Friday, December 24, 2004

'Divided' Hindu Keeping India together is a matter of pride

Publication: The Statesman
Date: November 23, 2004

The lack of a popular reaction among Hindus following the Kanchi Sankaracharya’s arrest has made “Hindu passivity” a fashionable phrase among the commentariat again. Depending on their ideological proclivity, commentators have either been wistful or snide about the majority community not taking to the streets or even conducting agitated conversations in drawing rooms. Both sides have noted the “fragmentation” of Hindus along caste and region; think of the two worlds of a Tamil Brahmin and a Bengali Kayasth, for example. That Hinduism is not a monotheistic religion and that it is as much cultural, and therefore susceptible to many near-independent variations, as a religious one, have also been noted. In fact, while a pan-Hindu reaction informed by religiosity is rare, Hindu subsets can react strongly to “attacks” on their specific cultural iconography. But this “divided” Hindu society should not be a target of hand wringing or sneering.
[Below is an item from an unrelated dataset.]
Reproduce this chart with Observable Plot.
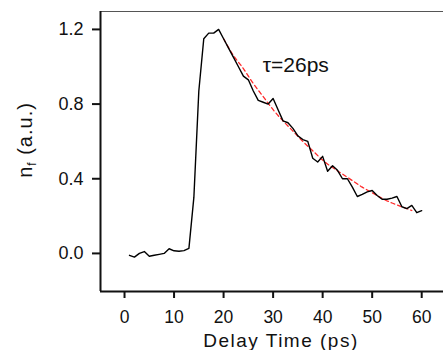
<!DOCTYPE html>
<html>
<head>
<meta charset="utf-8">
<script src="https://cdn.jsdelivr.net/npm/d3@7"></script>
<script src="https://cdn.jsdelivr.net/npm/@observablehq/plot@0.6"></script>
<style>
  html, body { margin: 0; padding: 0; background: #fff; }
  #chart { width: 443px; height: 350px; }
</style>
</head>
<body>
<div id="chart"></div>
<script>
// Measured signal n_f (a.u.) vs delay time (ps)
const delayTimes = [1,2,3,4,5,6,7,8,9,10,11,12,13,14,15,16,17,18,19,20,
  21,22,23,24,25,26,27,28,29,30,31,32,33,34,35,36,37,38,39,40,
  41,42,43,44,45,46,47,48,49,50,51,52,53,54,55,56,57,58,59,60];
const signal = [-0.01,-0.02,0.0,0.01,-0.015,-0.01,-0.005,0.0,0.025,0.014,
  0.012,0.015,0.027,0.30,0.87,1.15,1.18,1.18,1.20,1.15,
  1.10,1.05,1.00,0.95,0.93,0.87,0.82,0.81,0.80,0.83,
  0.77,0.71,0.70,0.67,0.63,0.61,0.60,0.51,0.49,0.52,
  0.44,0.47,0.445,0.40,0.40,0.355,0.305,0.316,0.33,0.337,
  0.31,0.29,0.29,0.296,0.305,0.25,0.24,0.257,0.218,0.229];

// Exponential fit (red dashed)
const fitTimes = [20,22,24,26,28,30,32,34,36,38,40,42,44,46,48,50,52,54,56,58];
const fitValues = [1.15,1.06,0.99,0.91,0.84,0.77,0.71,0.655,0.60,0.55,0.50,0.46,0.425,0.39,0.355,0.325,0.295,0.27,0.25,0.23];

// Annotation
const annotText = ["τ=26ps"];
const annotX = [27.9];
const annotY = [1.007];

// Axes
const xTicks = [0,10,20,30,40,50,60];
const yTicks = [0.0,0.4,0.8,1.2];
const xDomain = [-4.85, 64.4];
const yDomain = [-0.204, 1.296];
const xLabel = "Delay Time (ps)";
const yLabelMain = "n";
const yLabelSub = "f";
const yLabelRest = " (a.u.)";

const dataRows = delayTimes.map((t, i) => ({t, v: signal[i]}));
const fitRows = fitTimes.map((t, i) => ({t, v: fitValues[i]}));
const annotRows = annotText.map((s, i) => ({s, x: annotX[i], y: annotY[i]}));

const font = "'Liberation Sans', Arial, Helvetica, sans-serif";

const chart = Plot.plot({
  width: 443,
  height: 350,
  marginLeft: 100,
  marginRight: 0,
  marginTop: 11,
  marginBottom: 59,
  style: {fontFamily: font, fontSize: "18px", color: "#111", background: "#fff"},
  x: {domain: xDomain},
  y: {domain: yDomain},
  marks: [
    Plot.ruleY([yDomain[1]], {stroke: "#555", strokeWidth: 1}),
    Plot.ruleY([yDomain[0]], {stroke: "#111", strokeWidth: 2}),
    Plot.ruleX([xDomain[0]], {stroke: "#111", strokeWidth: 2}),
    Plot.axisX({ticks: xTicks, tickSize: 7, tickPadding: 12, strokeWidth: 2, label: null, fontSize: 17.5, tickFormat: d3.format("d")}),
    Plot.axisY({ticks: yTicks, tickSize: 8, tickPadding: 9, strokeWidth: 2, label: null, fontSize: 18, tickFormat: d3.format(".1f")}),
    Plot.line(fitRows, {x: "t", y: "v", stroke: "#ff2a2a", strokeWidth: 1.3, strokeDasharray: "4,3", curve: "natural"}),
    Plot.line(dataRows, {x: "t", y: "v", stroke: "#000", strokeWidth: 1.4}),
    Plot.text(annotRows, {x: "x", y: "y", text: "s", textAnchor: "start", lineAnchor: "middle", fontSize: 21, fill: "#111"})
  ]
});

document.getElementById("chart").appendChild(chart);

// Axis titles as real text
const svg = d3.select(chart);
svg.append("text")
  .attr("x", 281).attr("y", 347)
  .attr("text-anchor", "middle")
  .attr("font-family", font)
  .attr("font-size", 19)
  .attr("letter-spacing", "1.5px")
  .attr("fill", "#111")
  .text(xLabel);

const yl = svg.append("text")
  .attr("transform", "translate(32,140) rotate(-90)")
  .attr("text-anchor", "middle")
  .attr("font-family", font)
  .attr("font-size", 20)
  .attr("letter-spacing", "1px")
  .attr("fill", "#111");
yl.append("tspan").text(yLabelMain);
yl.append("tspan").attr("font-size", 12).attr("dy", 4).text(yLabelSub);
yl.append("tspan").attr("dy", -4).text(yLabelRest);
</script>
</body>
</html>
From the point of view of the community and of this country, it is a matter of some pride and great fortune. To understand this one should look at countries where the majority is from other denominations. The evangelical Christian vote that is widely thought to have given George Bush his second term is an exception rather than rule in Christian- majority West. In Italy, there was hardly a popular revolt when a papal favourite and Silvio Berlusconi’s nomination for European Commissionership, Rocco Buttiglione, was rejected by European Parliament for his ultra-orthodox views on homosexuality and women (one is a sin and the other should know their place). Italy is thought to be among the most religiously inclined countries in Europe.
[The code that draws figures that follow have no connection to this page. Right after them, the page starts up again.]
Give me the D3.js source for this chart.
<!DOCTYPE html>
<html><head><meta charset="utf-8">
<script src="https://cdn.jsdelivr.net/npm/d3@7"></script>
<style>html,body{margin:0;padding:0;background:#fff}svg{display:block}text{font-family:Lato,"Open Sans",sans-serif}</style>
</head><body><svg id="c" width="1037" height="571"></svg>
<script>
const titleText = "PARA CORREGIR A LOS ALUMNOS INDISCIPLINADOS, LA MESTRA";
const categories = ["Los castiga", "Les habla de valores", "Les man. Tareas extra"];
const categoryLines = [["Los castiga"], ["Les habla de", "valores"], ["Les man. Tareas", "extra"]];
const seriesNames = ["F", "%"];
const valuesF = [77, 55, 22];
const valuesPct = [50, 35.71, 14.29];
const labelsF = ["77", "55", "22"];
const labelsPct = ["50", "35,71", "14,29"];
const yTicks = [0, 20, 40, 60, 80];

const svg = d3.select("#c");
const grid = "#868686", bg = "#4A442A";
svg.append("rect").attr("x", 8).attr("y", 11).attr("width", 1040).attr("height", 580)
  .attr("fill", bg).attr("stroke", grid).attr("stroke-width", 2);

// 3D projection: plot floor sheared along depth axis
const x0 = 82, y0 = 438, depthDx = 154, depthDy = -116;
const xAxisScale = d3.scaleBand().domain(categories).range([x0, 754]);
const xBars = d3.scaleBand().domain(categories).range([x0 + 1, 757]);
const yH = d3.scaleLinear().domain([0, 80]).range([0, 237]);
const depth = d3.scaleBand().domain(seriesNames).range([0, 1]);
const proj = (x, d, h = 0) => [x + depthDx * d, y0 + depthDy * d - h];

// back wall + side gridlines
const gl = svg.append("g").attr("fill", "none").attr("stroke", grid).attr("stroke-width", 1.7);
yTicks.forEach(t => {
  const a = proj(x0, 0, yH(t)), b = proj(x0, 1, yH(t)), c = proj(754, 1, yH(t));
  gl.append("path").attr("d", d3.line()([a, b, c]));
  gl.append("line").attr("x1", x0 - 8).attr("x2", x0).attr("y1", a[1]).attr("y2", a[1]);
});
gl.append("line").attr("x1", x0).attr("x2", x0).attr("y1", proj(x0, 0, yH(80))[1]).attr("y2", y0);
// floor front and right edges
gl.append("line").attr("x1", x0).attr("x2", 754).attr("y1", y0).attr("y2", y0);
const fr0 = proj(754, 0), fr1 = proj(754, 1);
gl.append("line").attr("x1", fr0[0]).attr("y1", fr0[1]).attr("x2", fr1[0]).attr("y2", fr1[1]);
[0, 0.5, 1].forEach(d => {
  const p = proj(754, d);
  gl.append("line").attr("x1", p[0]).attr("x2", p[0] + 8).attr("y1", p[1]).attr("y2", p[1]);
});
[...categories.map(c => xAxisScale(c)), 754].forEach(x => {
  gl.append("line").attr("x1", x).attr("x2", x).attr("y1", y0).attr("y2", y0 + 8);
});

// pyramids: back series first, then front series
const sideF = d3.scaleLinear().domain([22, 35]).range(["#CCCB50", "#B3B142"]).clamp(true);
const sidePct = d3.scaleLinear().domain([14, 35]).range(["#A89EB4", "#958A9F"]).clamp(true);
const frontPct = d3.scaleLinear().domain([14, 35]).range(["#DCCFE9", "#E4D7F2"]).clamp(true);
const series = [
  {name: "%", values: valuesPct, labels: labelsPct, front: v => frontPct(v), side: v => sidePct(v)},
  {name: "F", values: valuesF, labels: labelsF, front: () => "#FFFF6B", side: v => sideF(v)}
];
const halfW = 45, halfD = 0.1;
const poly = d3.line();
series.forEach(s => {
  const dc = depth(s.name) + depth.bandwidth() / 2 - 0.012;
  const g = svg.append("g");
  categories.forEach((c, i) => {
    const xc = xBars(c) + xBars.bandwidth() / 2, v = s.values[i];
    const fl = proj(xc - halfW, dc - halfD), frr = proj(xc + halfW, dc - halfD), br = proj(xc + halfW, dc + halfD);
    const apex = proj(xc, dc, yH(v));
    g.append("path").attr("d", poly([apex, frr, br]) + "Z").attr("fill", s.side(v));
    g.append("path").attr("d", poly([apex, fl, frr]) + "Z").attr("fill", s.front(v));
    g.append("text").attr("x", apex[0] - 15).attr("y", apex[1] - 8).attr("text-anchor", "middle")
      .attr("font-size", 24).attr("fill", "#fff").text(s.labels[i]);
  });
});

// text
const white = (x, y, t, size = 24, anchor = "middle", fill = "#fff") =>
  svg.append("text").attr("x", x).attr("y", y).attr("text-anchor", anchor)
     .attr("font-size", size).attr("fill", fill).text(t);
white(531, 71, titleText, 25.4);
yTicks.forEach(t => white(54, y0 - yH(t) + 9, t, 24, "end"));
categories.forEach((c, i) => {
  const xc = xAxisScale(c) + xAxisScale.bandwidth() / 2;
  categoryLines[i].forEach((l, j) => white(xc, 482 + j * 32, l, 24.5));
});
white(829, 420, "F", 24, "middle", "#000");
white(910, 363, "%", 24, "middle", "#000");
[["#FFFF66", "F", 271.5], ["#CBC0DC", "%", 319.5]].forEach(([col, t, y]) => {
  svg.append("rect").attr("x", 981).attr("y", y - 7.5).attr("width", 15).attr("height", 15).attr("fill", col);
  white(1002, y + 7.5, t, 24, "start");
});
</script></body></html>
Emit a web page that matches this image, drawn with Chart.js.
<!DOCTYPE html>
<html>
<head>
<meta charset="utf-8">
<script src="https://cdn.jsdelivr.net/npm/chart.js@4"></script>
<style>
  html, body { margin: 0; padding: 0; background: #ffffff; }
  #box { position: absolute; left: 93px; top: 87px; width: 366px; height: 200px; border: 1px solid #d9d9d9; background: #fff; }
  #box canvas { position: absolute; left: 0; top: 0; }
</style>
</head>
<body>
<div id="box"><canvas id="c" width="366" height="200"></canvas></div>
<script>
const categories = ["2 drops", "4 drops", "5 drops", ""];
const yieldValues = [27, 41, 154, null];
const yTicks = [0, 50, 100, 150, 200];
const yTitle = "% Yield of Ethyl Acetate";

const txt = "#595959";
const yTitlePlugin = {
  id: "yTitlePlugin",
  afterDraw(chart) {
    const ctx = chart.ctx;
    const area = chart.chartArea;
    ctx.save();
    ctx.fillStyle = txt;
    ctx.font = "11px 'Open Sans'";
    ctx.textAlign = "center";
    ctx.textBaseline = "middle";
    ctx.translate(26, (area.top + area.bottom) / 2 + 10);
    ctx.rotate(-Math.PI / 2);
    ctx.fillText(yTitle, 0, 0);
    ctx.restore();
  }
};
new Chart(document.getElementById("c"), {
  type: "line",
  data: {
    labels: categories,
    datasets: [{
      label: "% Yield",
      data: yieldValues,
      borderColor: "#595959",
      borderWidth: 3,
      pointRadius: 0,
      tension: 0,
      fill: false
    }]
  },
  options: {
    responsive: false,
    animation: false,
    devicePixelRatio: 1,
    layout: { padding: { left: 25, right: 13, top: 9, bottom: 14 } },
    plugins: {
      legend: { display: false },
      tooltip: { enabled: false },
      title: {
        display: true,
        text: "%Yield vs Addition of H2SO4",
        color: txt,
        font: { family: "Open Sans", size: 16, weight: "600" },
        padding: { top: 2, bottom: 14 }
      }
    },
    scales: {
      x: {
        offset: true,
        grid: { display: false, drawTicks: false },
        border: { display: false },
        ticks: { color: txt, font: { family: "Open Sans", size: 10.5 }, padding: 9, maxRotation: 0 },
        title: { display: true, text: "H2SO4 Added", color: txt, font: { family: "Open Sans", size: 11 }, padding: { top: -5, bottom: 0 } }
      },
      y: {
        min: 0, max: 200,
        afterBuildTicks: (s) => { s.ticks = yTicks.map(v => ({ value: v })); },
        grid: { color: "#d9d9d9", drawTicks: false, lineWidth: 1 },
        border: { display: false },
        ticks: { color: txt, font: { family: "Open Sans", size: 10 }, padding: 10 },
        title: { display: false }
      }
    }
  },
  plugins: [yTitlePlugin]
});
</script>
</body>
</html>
Similarly, when churches in the Christian-majority world have harboured alleged pedophiles, there was hardly a conservative reaction to protect the “institution”. On the other hand, in most Islamic countries, institutional, conservative religion is powerful, sometimes all powerful, and any secular questioning, far less attacks, is out of question. America and the Islamic are two entities where the state gives the most space to religion — an irony that should not be lost on anyone observing Bush’s war on terror.
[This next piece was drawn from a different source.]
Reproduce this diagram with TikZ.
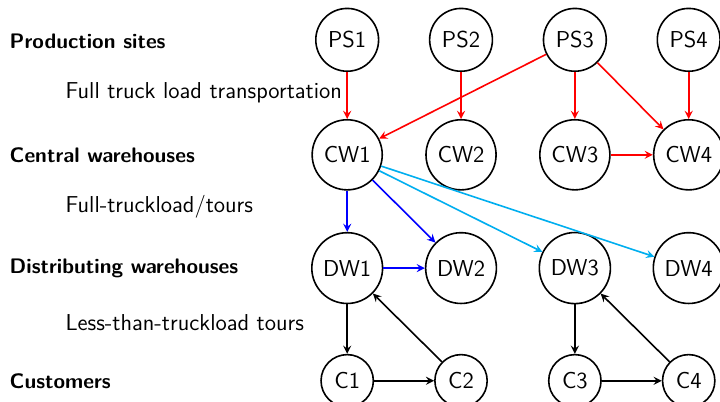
\documentclass[tikz,border=0pt]{standalone}
\usetikzlibrary{arrows}
\definecolor{lightblue}{RGB}{0,174,239}
\begin{document}
\begin{tikzpicture}[font=\sffamily\fontsize{11.5}{13.5}\selectfont, >=stealth, thick,
  site/.style={circle, draw, inner sep=3.9pt},
  level/.style={anchor=west, font=\sffamily\bfseries\fontsize{10.5}{12}\selectfont},
  mode/.style={anchor=west},
  ftl/.style={->, red},
  tour/.style={->, blue},
  longtour/.style={->, lightblue},
  ltl/.style={->, black}]
  \useasboundingbox (0,0) rectangle (12.65,-7.05);

  % level captions
  \node[level] (lps) at (0.04,-0.72) {Production sites};
  \node[level] (lcw) at (0.04,-2.72) {Central warehouses};
  \node[level] (ldw) at (0.04,-4.71) {Distributing warehouses};
  \node[level] (lc)  at (0.04,-6.69) {Customers};
  \node[mode] (mftl) at (1.02,-1.63) {Full truck load transportation};
  \node[mode] (mft)  at (1.02,-3.63) {Full-truckload/tours};
  \node[mode] (mltl) at (1.02,-5.67) {Less-than-truckload tours};

  % nodes
  \foreach \i/\x in {1/6.1,2/8.1,3/10.1,4/12.1} {
    \node[site] (PS\i) at (\x,-0.7) {PS\i};
    \node[site] (CW\i) at (\x,-2.72) {CW\i};
    \node[site] (DW\i) at (\x,-4.71) {DW\i};
  }
  \node[site] (C1) at (6.1,-6.69) {C1};
  \node[site] (C2) at (8.1,-6.69) {C2};
  \node[site] (C3) at (10.1,-6.69) {C3};
  \node[site] (C4) at (12.1,-6.69) {C4};

  % production sites to central warehouses
  \draw[ftl] (PS1) -- (CW1);
  \draw[ftl] (PS2) -- (CW2);
  \draw[ftl] (PS3) -- (CW1);
  \draw[ftl] (PS3) -- (CW3);
  \draw[ftl] (PS3) -- (CW4);
  \draw[ftl] (PS4) -- (CW4);
  \draw[ftl] (CW3) -- (CW4);

  % central to distributing warehouses
  \draw[tour] (CW1) -- (DW1);
  \draw[tour] (CW1) -- (DW2);
  \draw[tour] (DW1) -- (DW2);
  \draw[longtour] (CW1) -- (DW3);
  \draw[longtour] (CW1) -- (DW4);

  % customer tours
  \draw[ltl] (DW1) -- (C1);
  \draw[ltl] (C1) -- (C2);
  \draw[ltl] (C2) -- (DW1);
  \draw[ltl] (DW3) -- (C3);
  \draw[ltl] (C3) -- (C4);
  \draw[ltl] (C4) -- (DW3);
\end{tikzpicture}
\end{document}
Given this, Hindu-majority India is a wonderful exception. Wonderful because this is not a rich country. Wonderful because we do not have the long history of state’s steady advance against organised religion as in Europe. Wonderful because this is true despite pandering to organised minority vested interests that Jawaharlal Nehru started and has been carried on ever since. And this is possible because Hinduism is not a proselytising, evangelical, let’s-kill-for-god kind of religion. It is possible because although most Hindus are social conservatives, they feel private space is big enough to practice their religious and cultural rituals. Hindus do not in general like preaching, they do not in general like being preached to — and thank god, or rather, thirty three millions gods (the number of deities said to be in the Hindu pantheon) for it.

There’s a dogged liberal, individualistic streak in this religion so full of orthodox rituals. So, Hindus don’t protest en masse because one of their religious leaders has been arrested. That may not have been the case had the shoe been on another denomination. That makes it even more important that the Hindu is what he is. India is secular because the Hindu is secular.